A deeper cause of this is the wording used in the C++17 standard. The relevant section ([dcl.init.ref]) used the phrase "the same type as" and int const * is not the same type as int *. There was an allowance made for different cv-qualification at the top level of a type, but not at deeper levels. As a result, the standard actually required the creation of a temporary in your case. (Past tense is intentional.)

Fortunately, this situation was recognized as undesirable, as documented in defect report 2352. The proposed resolution was to change "the same type as" to "similar", which does account for cv-qualification of pointed-to types. There were other wording changes as well. As I read it, the other changes are either consequences of switching to "similar" or tidying up the phrasings to reduce the chance of future defects. Perhaps the other changes are more significant than I realize, but the important point is that with these changes, a temporary is no longer required in your situation.

The resolution to the defect was incorporated into GCC 10 and clang 10, but not into earlier versions. (I don't know which, if any, version of MSVC has this enhancement.) Older compilers will give your result (different addresses), while newer compilers will not. Consider this a reason to upgrade? :)

---

For reference, here is the example given in the defect report. It makes use of a returned value instead of a parameter, but the principle is the same. There is a pointer to int and a reference to a (const) pointer to const int, and the reference cannot bind directly to the pointer.

In an example like

int *ptr;
const int *const &f() {
  return ptr;
}

What is returned is a reference to a temporary instead of binding directly to ptr.

Answer 2

Your problem puzzled me so I investigated on it.

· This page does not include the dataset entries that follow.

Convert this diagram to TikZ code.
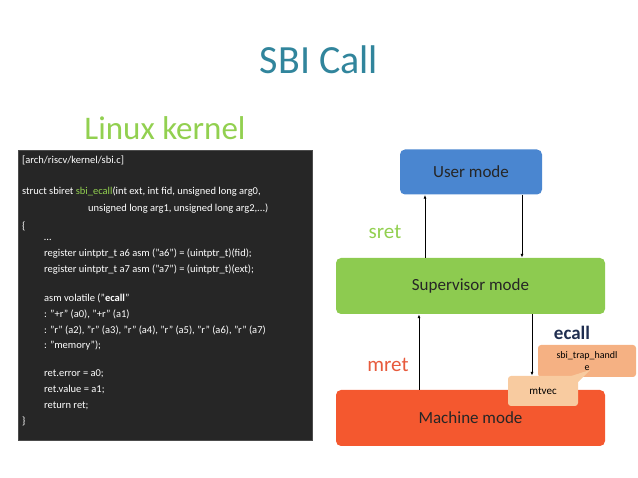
\documentclass[tikz,border=0pt]{standalone}
\usepackage{fontspec}
\setmainfont{Carlito}
\usetikzlibrary{arrows.meta,positioning}
\definecolor{titleteal}{RGB}{49,133,156}
\definecolor{kgreen}{RGB}{146,208,80}
\definecolor{codebg}{RGB}{38,38,38}
\definecolor{userblue}{RGB}{74,134,208}
\definecolor{supgreen}{RGB}{141,203,80}
\definecolor{machred}{RGB}{244,88,47}
\definecolor{mretred}{RGB}{231,90,60}
\definecolor{ecallnavy}{RGB}{31,46,80}
\definecolor{trapfill}{RGB}{245,177,131}
\definecolor{mtvecfill}{RGB}{248,203,160}
\begin{document}
\begin{tikzpicture}[x=1pt,y=-1pt]
  \tikzset{mode/.style = {rounded corners=5pt,draw=none,font=\fontsize{17}{19}\selectfont,text=black!85}}
  \tikzset{code/.style = {anchor=west,text=white,font=\fontsize{10.5}{12}\selectfont,inner sep=0pt}}
  \tikzset{edge/.style = {-{Latex[length=4pt,width=3pt]},thick}}
  \useasboundingbox (0,0) rectangle (638,478);
  \node[text=titleteal,font=\fontsize{40}{44}\selectfont] (title) at (319,60) {SBI Call};
  \node[text=kgreen,font=\fontsize{33}{36}\selectfont] (linux) at (165,128) {Linux kernel};
  % code box
  \node[draw=black!70,fill=codebg,minimum width=294,minimum height=290,anchor=north west,inner sep=0pt] (box) at (18,150) {};
  \node[code] (l1) at (22,160) {[arch/riscv/kernel/sbi.c]};
  \node[code] (l2) at (22,192) {struct sbiret \textcolor{kgreen}{sbi\_ecall}(int ext, int fid, unsigned long arg0,};
  \node[code] (l3) at (88,209) {unsigned long arg1, unsigned long arg2,...)};
  \node[code] (l4) at (22,226) {\{};
  \node[code] (l5) at (44,240) {\dots};
  \node[code] (l6) at (44,254) {register uintptr\_t a6 asm ("a6") = (uintptr\_t)(fid);};
  \node[code] (l7) at (44,270) {register uintptr\_t a7 asm ("a7") = (uintptr\_t)(ext);};
  \node[code] (l8) at (44,298) {asm volatile ("\textbf{ecall}"};
  \node[code] (l9) at (44,314) {: "+r" (a0), "+r" (a1)};
  \node[code] (l10) at (44,330) {: "r" (a2), "r" (a3), "r" (a4), "r" (a5), "r" (a6), "r" (a7)};
  \node[code] (l11) at (44,346) {: "memory");};
  \node[code] (l12) at (44,374) {ret.error = a0;};
  \node[code] (l13) at (44,390) {ret.value = a1;};
  \node[code] (l14) at (44,406) {return ret;};
  \node[code] (l15) at (22,421) {\}};
  % modes
  \node[mode,fill=userblue,minimum width=142,minimum height=45] (U) at (471,172) {User mode};
  \node[mode,fill=supgreen,minimum width=269,minimum height=56] (S) at (470.5,286) {Supervisor mode};
  \node[mode,fill=machred,minimum width=269,minimum height=56] (M) at (470.5,418) {Machine mode};
  \node[text=kgreen,font=\fontsize{21}{23}\selectfont] (sret) at (385,232) {sret};
  \node[text=mretred,font=\fontsize{21}{23}\selectfont] (mret) at (388,365) {mret};
  \node[text=ecallnavy,font=\bfseries\fontsize{19}{21}\selectfont] (ecall) at (572,333) {ecall};
  % callouts
  \node[fill=trapfill,rounded corners=3pt,minimum width=98,minimum height=32,text width=90,align=center,font=\fontsize{10}{12}\selectfont,inner sep=2pt] (trap) at (587,361) {sbi\_trap\_handl\\e};
  \fill[mtvecfill] (565,378) -- (590,370) -- (572,388) -- cycle;
  \node[fill=mtvecfill,rounded corners=3pt,minimum width=70,minimum height=30,font=\fontsize{11}{13}\selectfont] (mtvec) at (543,391) {mtvec};
  \coordinate (su) at ([xshift=-46]U.south);
  \coordinate (us) at ([xshift=51]U.south);
  \draw[edge] (su |- S.north) -- (su);
  \draw[edge] (us) -- (us |- S.north);
  \coordinate (ms) at ([xshift=-51.5]S.south);
  \coordinate (sm) at ([xshift=61.5]S.south);
  \draw[edge] (ms |- M.north) -- (ms);
  \draw[edge] (sm) -- (sm |- mtvec.north);
\end{tikzpicture}
\end{document}
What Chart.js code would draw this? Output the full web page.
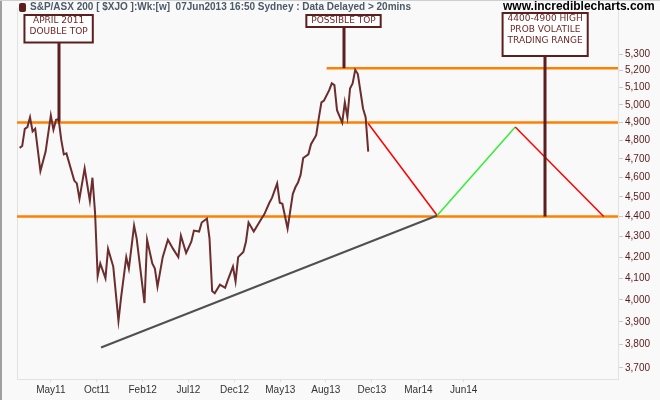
<!DOCTYPE html>
<html>
<head>
  <title>S&P/ASX 200 Weekly</title>
  <script src="https://cdn.jsdelivr.net/npm/chart.js"></script>
  <style>
    html, body { margin: 0; padding: 0; background: #f9f9f9; }
    canvas { display: block; }
  </style>
</head>
<body>
  <canvas id="xjoChart" width="660" height="400"></canvas>

  <script>
    // weekly closes, week number counted from the first bar (early Jan 2011)
    const weeks = [1,2,3,4,5,6,7,9,11,13,14,15,16,17,18,19,22,23,24,26,28,29,30,31,32,34,35,37,39,40,
      42,43,45,46,49,50,52,53,54,56,58,60,62,63,65,67,68,70,71,73,74,75,76,78,80,81,83,84,85,87,
      88,89,91,94,95,97,98,100,101,102,104,106,107,108,109,110,112,113,115,116,117,118,120,121,122,123,125,126,127,128,
      129,130,131,133,134,135];
    const closes = [4760,4770,4865,4875,4930,4850,4865,4635,4740,4940,4860,4915,4920,4805,4725,4730,4585,4570,4490,4650,
      4480,4600,4420,4110,4170,4100,4240,4155,3905,4010,4200,4145,4355,4290,3985,4285,4170,4145,4060,4200,
      4285,4240,4200,4305,4220,4275,4330,4325,4370,4390,4290,4040,4030,4070,4055,4090,4155,4085,4200,4225,
      4275,4370,4325,4390,4410,4470,4495,4570,4470,4465,4340,4515,4550,4575,4615,4705,4725,4780,4830,4925,
      5015,5025,5085,5125,5115,4970,4900,5015,4930,5095,5125,5205,5180,4980,4930,4740];

    const yTicks = [3700,3800,3900,4000,4100,4200,4300,4400,4500,4600,4700,4800,4900,5000,5100,5200,5300];
    const xTickWeeks = [13, 30.7, 48.3, 65.9, 83.6, 101.2, 118.7, 136.4, 154.3, 171.7];
    const xTickLabels = ['May11','Oct11','Feb12','Jul12','Dec12','May13','Aug13','Dec13','Mar14','Jun14'];

    // horizontal support / resistance levels and where each one starts
    const levelPrices = [5215, 4900, 4400];
    const levelStart = [119, 0, 0];

    // projected swing (red down, green up, red down)
    const projWeeks = [135, 161.5, 191.5, 225.5];
    const projPrices = [4895, 4405, 4875, 4400];

    // rising trend line
    const trendWeeks = [32.3, 161.5];
    const trendPrices = [3787, 4405];

    const notes = [
      { lines: ['APRIL 2011', 'DOUBLE TOP'], week: 16, price: 4905 },
      { lines: ['POSSIBLE TOP'], week: 125.5, price: 5215 },
      { lines: ['4400-4900 HIGH', 'PROB VOLATILE', 'TRADING RANGE'], week: 203, price: 4400 }
    ];

    const X_MAX = 231;
    const Y_MIN = 3653, Y_MAX = 5587;
    const maroon = '#5c1f1f';

    const pts = (xs, ys) => xs.map((x, i) => ({ x: x, y: ys[i] }));

    const datasets = [{
      data: pts(weeks, closes),
      borderColor: '#6b2d2d',
      borderWidth: 2
    }, {
      data: pts(projWeeks, projPrices),
      borderColor: '#ff0000',
      borderWidth: 1.5,
      segment: { borderColor: c => c.p0DataIndex === 1 ? '#33ee33' : '#ff0000' }
    }, {
      data: pts(trendWeeks, trendPrices),
      borderColor: '#505050',
      borderWidth: 2
    }];
    levelPrices.forEach((p, i) => {
      datasets.push({
        data: [{ x: levelStart[i], y: p }, { x: X_MAX, y: p }],
        borderColor: '#ff8000',
        borderWidth: 2.5
      });
    });

    const frame = {
      id: 'frame',
      beforeDraw(chart) {
        const c = chart.ctx, a = chart.chartArea;
        c.save();
        c.fillStyle = '#f9f9f9';
        c.fillRect(0, 0, chart.width, chart.height);
        c.strokeStyle = '#e2e2e2';
        c.lineWidth = 1;
        c.beginPath();
        c.moveTo(a.left + 0.5, a.top);
        c.lineTo(a.left + 0.5, a.bottom);
        c.stroke();
        c.fillStyle = '#a0a0a0';
        c.fillRect(0, 0, 2, chart.height);
        c.fillStyle = '#cfcfcf';
        c.fillRect(0, 0, chart.width, 1);
        c.restore();
      },
      afterDraw(chart) {
        const c = chart.ctx, xs = chart.scales.x, ys = chart.scales.y;
        c.save();
        // header
        c.fillStyle = maroon;
        c.beginPath();
        c.roundRect(19, 3, 7, 9, 2);
        c.fill();
        c.textBaseline = 'middle';
        c.textAlign = 'left';
        c.fillStyle = '#4b5a68';
        c.font = 'bold 10px "Liberation Sans Narrow", "Arial Narrow", sans-serif';
        c.fillText('S&P/ASX 200 [ $XJO ]:Wk:[w]  07Jun2013 16:50 Sydney : Data Delayed > 20mins', 30, 7);
        c.fillStyle = '#000';
        c.font = 'bold 12px "Liberation Sans", Arial, sans-serif';
        c.fillText('www.incrediblecharts.com', 503, 7);

        // callout boxes with stems
        c.font = '9px "DejaVu Sans", sans-serif';
        c.textAlign = 'center';
        notes.forEach(n => {
          const px = xs.getPixelForValue(n.week);
          const py = ys.getPixelForValue(n.price);
          const w = Math.max(...n.lines.map(t => c.measureText(t).width)) + 10;
          const top = n.lines.length > 2 ? 13 : 15;
          const h = 12 + (n.lines.length - 1) * 15.5;
          c.fillStyle = maroon;
          c.fillRect(Math.round(px) - 1.5, top + h, 3, py - top - h);
          c.fillStyle = '#ffffff';
          c.fillRect(px - w / 2, top, w, h);
          c.strokeStyle = maroon;
          c.lineWidth = 2;
          c.strokeRect(px - w / 2, top, w, h);
          c.fillStyle = '#6b1f1f';
          n.lines.forEach((t, i) => c.fillText(t, px, top + 6 + i * 11));
        });
        c.restore();
      }
    };

    new Chart(document.getElementById('xjoChart'), {
      type: 'line',
      data: { datasets: datasets },
      options: {
        responsive: false,
        animation: false,
        layout: { padding: { left: 17, top: 3, right: 0, bottom: 0 } },
        elements: { point: { radius: 0 }, line: { tension: 0 } },
        plugins: { legend: { display: false }, tooltip: { enabled: false } },
        scales: {
          x: {
            type: 'linear',
            min: 0,
            max: X_MAX,
            afterBuildTicks: s => { s.ticks = xTickWeeks.map(v => ({ value: v })); },
            afterFit: s => { s.height = 21; },
            grid: { drawOnChartArea: false, tickLength: 3, color: '#dddddd' },
            border: { color: '#e2e2e2' },
            ticks: {
              autoSkip: false,
              maxRotation: 0,
              padding: 2,
              color: '#333333',
              font: { family: '"Liberation Sans Narrow", "Arial Narrow", sans-serif', size: 10 },
              callback: (v, i) => xTickLabels[i]
            }
          },
          y: {
            type: 'logarithmic',
            position: 'right',
            min: Y_MIN,
            max: Y_MAX,
            afterBuildTicks: s => { s.ticks = yTicks.map(v => ({ value: v })); },
            afterFit: s => { s.width = 42; },
            grid: { drawOnChartArea: false, tickLength: 5, color: '#cccccc' },
            border: { color: '#e2e2e2' },
            ticks: {
              padding: 2,
              color: '#5a1a1a',
              font: { family: '"Liberation Sans", Arial, sans-serif', size: 10 },
              callback: v => v.toLocaleString('en-US')
            }
          }
        }
      },
      plugins: [frame]
    });
  </script>
</body>
</html>
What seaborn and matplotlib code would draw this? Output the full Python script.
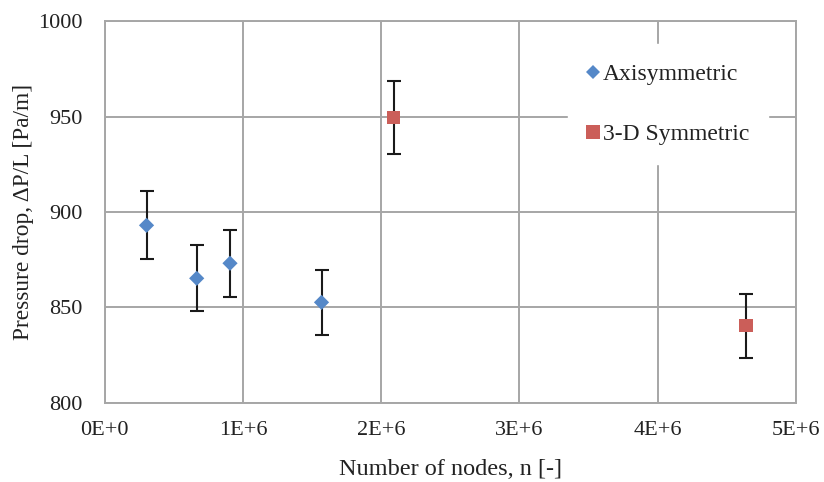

Basically it can be boiled down to this code for illustration:

#include <iostream>

int main()
{
    int *num_ptr = new int{ 10 };
    int *const &num_ptr_ref = num_ptr;
    int *const *num_ptr_ptr = &num_ptr;

    // Using a reference
    int const *const &const_num_ptr_ref = num_ptr_ref;
    std::cout << num_ptr_ptr << " : " << &const_num_ptr_ref << std::endl;;

    // Using a pointer    
    int const *const *const const_num_ptr_ptr = num_ptr_ptr;
    std::cout << num_ptr_ptr << " : " << const_num_ptr_ptr << std::endl;;
}

When trying it on https://www.onlinegdb.com/online_c++_compiler, you can see that the first 2 addresses are different, while the last 2 are the same.

After some digging here is my understanding of the situation:

1. The first assignation is a reference initialization (https://en.cppreference.com/w/cpp/language/reference_initialization)
2. The second assignation is a multi-level pointer qualification conversion (https://en.cppreference.com/w/cpp/language/implicit_conversion#Qualification_conversions)

The relevant difference to me here is that during a reference binding, if the type of the reference and the assigned expression are not the same it can involve "materializing a temporary if necessary" (https://en.cppreference.com/w/cpp/language/implicit_conversion#Temporary_materialization), which clearly seems to be happening here.

The different relevant sections of cppreference I linked do kind of cross-reference each other so its hard to be completely sure I haven't missed something but it seems to explain the behavior.